Revisando como de costumbre los libros Sacramentales de Hornachos, siempre son interesantes las apostillas que de vez en cuando colocaban los curas en los márgenes, siempre señalando sucesos destacados, gozosos o luctuosos.
El 14 de enero de 1600, el párroco Francisco Morales, anotó en el libro una alarmante información:
“Hay peste, murieron este mes cincuenta personas, Dios nos guarde, que crece, y sin médico”.
A finales de mes tuvo el detalle de añadir una nueva apostilla: “murieron 72 personas”.

Se me ocurren varias reflexiones en torno a la anotación del párroco: la primera, es la importancia del dato que confirma la entrada de la epidemia en el pueblo. Y digo que el dato es importante porque no se conservan para esas fechas los libros de defunción por lo que disponemos de un listado de posibles víctimas. Segundo, se trata de la tristemente famosa Peste Atlántica que llegó a España a través de un navío holandés que arribó al puerto de Santander. En realidad se trataba de una nueva oleada de la mortífera peste bubónica o peste negra, de origen bacteriano, que periódicamente asolaba el mundo. Y dos veces más arrasaría España en el siglo XVII, concretamente en 1649, matando a la mitad de la población sevillana, y en 1676.
La peste atlántica se extendió como la pólvora por toda la geografía española, entre 1596 y 1602, matando a casi medio millón de personas.
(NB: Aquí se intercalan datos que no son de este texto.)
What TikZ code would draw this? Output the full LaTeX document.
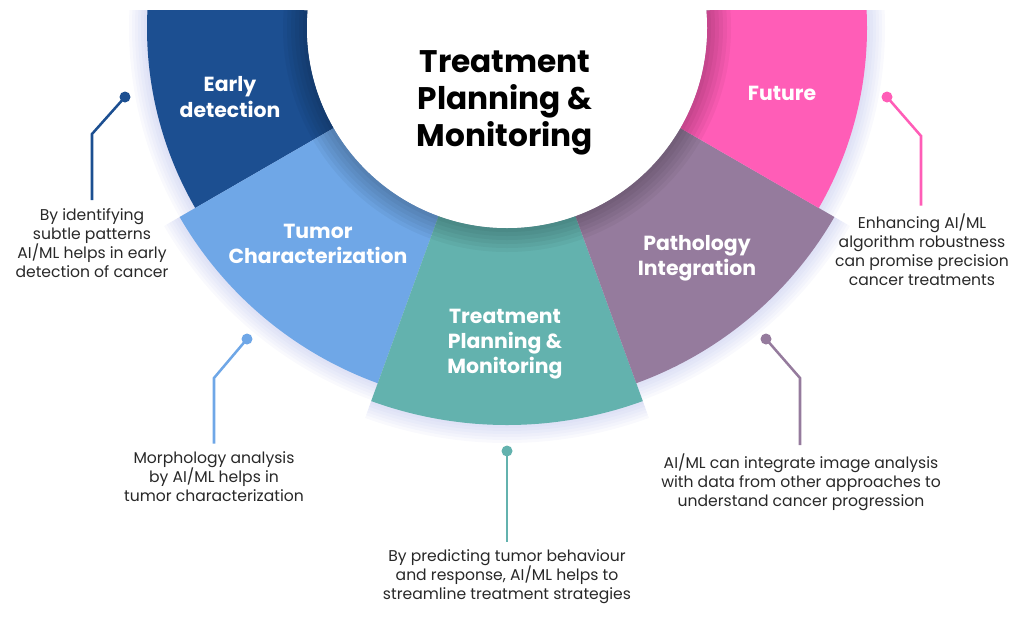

Se estima que en Castilla murió el 15 por ciento de la población, matando en ligares de mayor concentración demográfica como Madrid, a más del 30 por ciento.

Por debajo del río Tajo los contagios disminuyeron, pero pese a todo entró en Hornachos a finales de 1599 y produjo muertes masivas en enero de 1600 y probablemente algunas más en febrero o en marzo de ese mismo año.
Tercero, señala el párroco con temor la inexistencia en la villa de médico y de botica. Y efectivamente, todo parece indicar que en la villa no había un médico asalariado, como en otras localidades, por aquellas fechas. Se tenían que conformar con los servicios de un curandero, Antonio Rodríguez, casado con Isabel González, y de dos barberos, Miguel Sánchez y Simón Hernández, que hacían sangrías y sacaban muelas. Esa era toda la infraestructura sanitaria por lo que el párroco tenía fundadas razones para manifestar su temor. Una vez que se contagiaba la persona en cuestión solo se conocía un remedio: rezar. En breve comenzaban las dificultades respiratorias, la tos, el dolor abdominal y, pasados dos tres días, el arrojo de esputos de sangre.
Y cuarto, un total de 72 muertos en un solo mes, aunque solo supusiese el dos por ciento de la población, suponía una defunción bastante alta que obligó al párroco a sepultar al menos dos apestados diarios. Bien es cierto que en la primera quincena de enero murieron 50 personas y en la segunda solo 22 lo que nos puede indicar que el número de afectados comenzó a declinar en el mismo mes de enero.

Esta epidemia que afecto a Hornachos en enero de 1600 no fue más que una más de la crisis periódicas –guerras, epidemias, hambrunas, etc.- que periódicamente visitaban las villas y ciudades españolas. Una dura y triste realidad con la que los vecinos estaban habituados. Y es que la muerte era algo omnipresente en la sociedad, prácticamente hasta el descubrimiento de la penicilina por el doctor Fleming, en l929. Las palabras del párroco, Francisco Morales, nos permite introducirnos en el horror de una epidemia como la desatada en enero de 1600.